SET EXERCISE: Scan the entries below and count the lines holding the string "this". Supply only the number.

* Start *

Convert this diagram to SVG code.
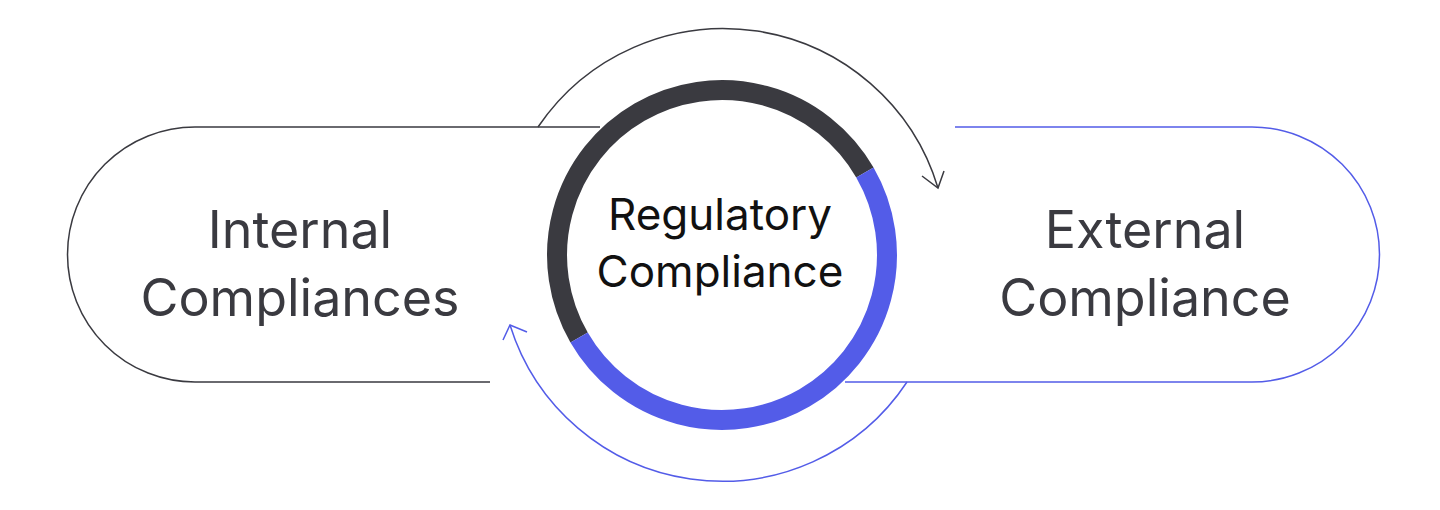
<svg xmlns="http://www.w3.org/2000/svg" width="1440" height="510" viewBox="0 0 1440 510">
<style>
.dk{fill:none;stroke:#3a3a40;stroke-width:1.5}
.bl{fill:none;stroke:#535ce8;stroke-width:1.5}
.t{font-family:Inter,"Liberation Sans",sans-serif;text-anchor:middle}
</style>
<rect width="1440" height="510" fill="#fff"/>
<g id="internal">
<path class="dk" d="M600,127 H195 A127.5,127.5 0 0 0 195,382 H490"/>
<text class="t" x="300" y="248" font-size="52" fill="#3a3a40">Internal</text>
<text class="t" x="300" y="316" font-size="52" fill="#3a3a40">Compliances</text>
</g>
<g id="external">
<path class="bl" d="M955,127 H1252 A127.5,127.5 0 0 1 1252,382 H845"/>
<text class="t" x="1145" y="248" font-size="52" fill="#3a3a40">External</text>
<text class="t" x="1145" y="316" font-size="52" fill="#3a3a40">Compliance</text>
</g>
<g id="connectors">
<path class="dk" d="M538,127 A224,224 0 0 1 938,188"/>
<polyline class="dk" stroke-width="2" points="922,176 938,188 944,171"/>
<path class="bl" d="M907,382 A222,222 0 0 1 510,325"/>
<polyline class="bl" stroke-width="2" points="503,340 510,325 527,332"/>
</g>
<g id="regulatory">
<circle cx="722" cy="255" r="165" fill="#fff"/>
<path d="M579.1,337.5 A165,165 0 0 1 864.9,172.5" fill="none" stroke="#3a3a40" stroke-width="20"/>
<path d="M864.9,172.5 A165,165 0 0 1 579.1,337.5" fill="none" stroke="#535ce8" stroke-width="20"/>
<text class="t" x="720" y="230" font-size="44" fill="#111">Regulatory</text>
<text class="t" x="720" y="287" font-size="44" fill="#111">Compliance</text>
</g>
</svg>
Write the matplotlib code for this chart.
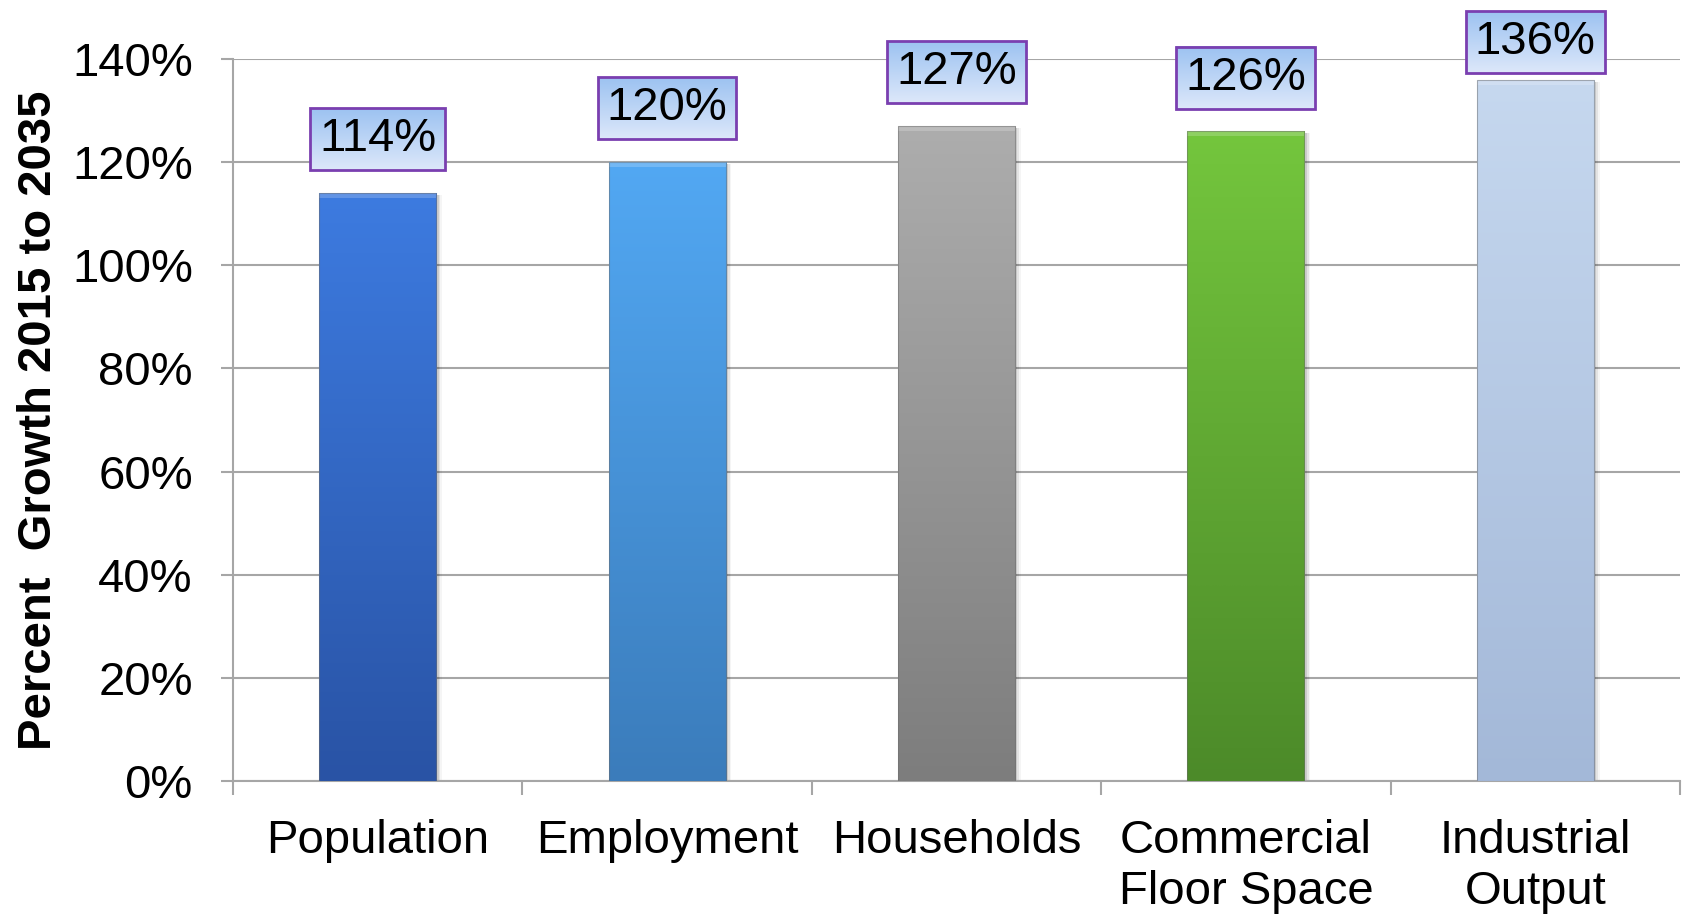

* End *

ANSWER TO THE TASK: 2